- Born: 1960s
- Education: London College of Printing; Watford School of Art
- Occupations: Writer, performance poet, visual artist
- Known for: Community and human rights campaigner and activist
- Website: www.zitaholbourne.com

= Zita Holbourne =

British human rights campaigner and activist

Zita Holbourne FRSA (born 1960s) is a British community and human rights campaigner and activist, and a multi-disciplinary artist, creating work as a writer, performance poet and visual artist. As a trade unionist, she is National Vice President of the Public and Commercial Services Union (PCS) in the UK, and chairs its national equality committee and women's committee, and as joint national Chair of Artists' Union England she also leads on equality. She sits on the European Public Services Union National and European Administration Committee. She co-founded with Lee Jasper the organisation BARAC (Black Activists Rising Against the Cuts), which campaigns against the impact of austerity on black communities.

==Background==

Holbourne studied art and graphic design at the London College of Printing and Watford School of Art. She produces artwork that ranges from oil paintings on canvas to digital works and graphic design.

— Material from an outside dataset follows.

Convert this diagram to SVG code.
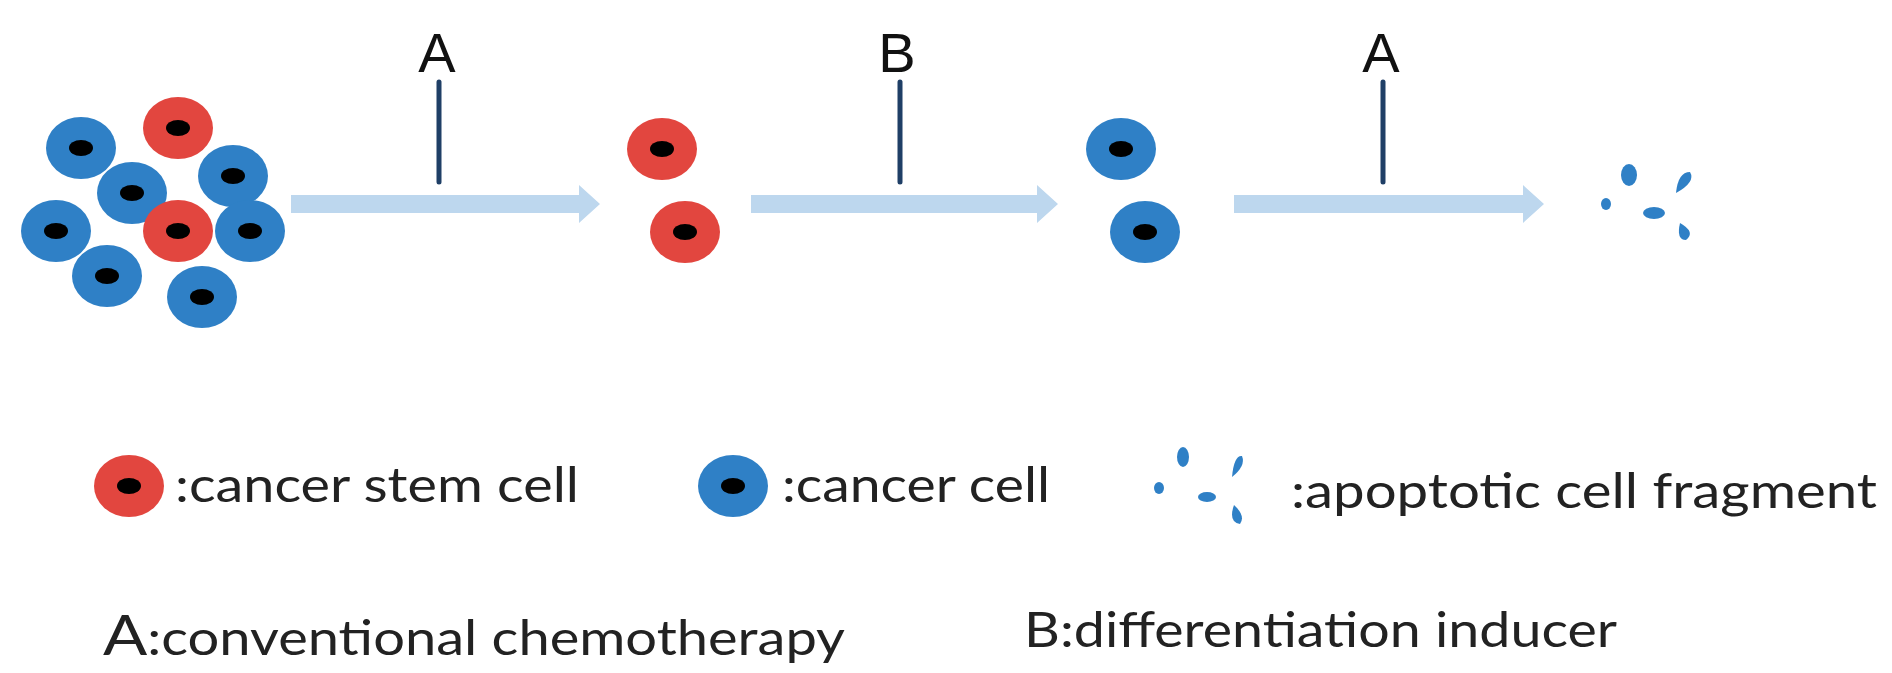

Through activism and art, she campaigns for equality, justice and human rights. In her creative work she also highlights the impact of climate change on the global South. She is the co-founder and National Chair of Black Activists Rising Against Cuts (BARAC) UK, a founding member of Movement Against Xenophobia, BME Lawyers for Grenfell and BAME Lawyers for Justice and has played a prominent role in campaigning against injustices ensuing from the Windrush scandal.

In 2012, she won the Role Model award at the National Diversity Awards.

In 2018, in recognition of her work in arts and culture and as a campaigner for race equality, she was invited to become part of the UNESCO Coalition of Artists for the General History of Africa. She founded the Roots, Culture and Identity arts collective, which showcases the art of predominantly young black, Asian and migrant artists, and she is the author of the 2017 book Striving for Equality, Freedom and Justice: Embracing Roots, Culture and Identity: A Collection of Poetry, published by Hansib. Holbourne has contributed work to anthologies including New Daughters of Africa (2019), edited by Margaret Busby, Encounters with James Baldwin: Celebrating 100 Years, Here We Stand, Women Changing the World, and Encounters with Jane Austen: Celebrating 250 Years.

Publications for which she has written include The Guardian, the Morning Star and The Voice.

On the International Day for the Remembrance of the Slave Trade and its Abolition in August 2020, Holbourne delivered the Dorothy Kuya Memorial Lecture at the International Slavery Museum in Liverpool.

In 2021, she wrote a "Manifesto for Cultural Workers" that was launched by Public Services International (PSI), addressing the impacts of the COVID-19 pandemic, public policy and systemic exploitation on workers in the arts and culture sector. She was curator of the Roots, Culture, Identity virtual art exhibition hosted by the TUC Race Relations Committee in 2021.

Holbourne has been the organiser of a long-running petition calling on the Home Office to end "mass deportations" to Jamaica.

==Other recognition and honours==
Holbourne is a Fellow of the Royal Society of Arts, and in 2023 received an Honorary Fellowship from the University of Wales Trinity Saint David.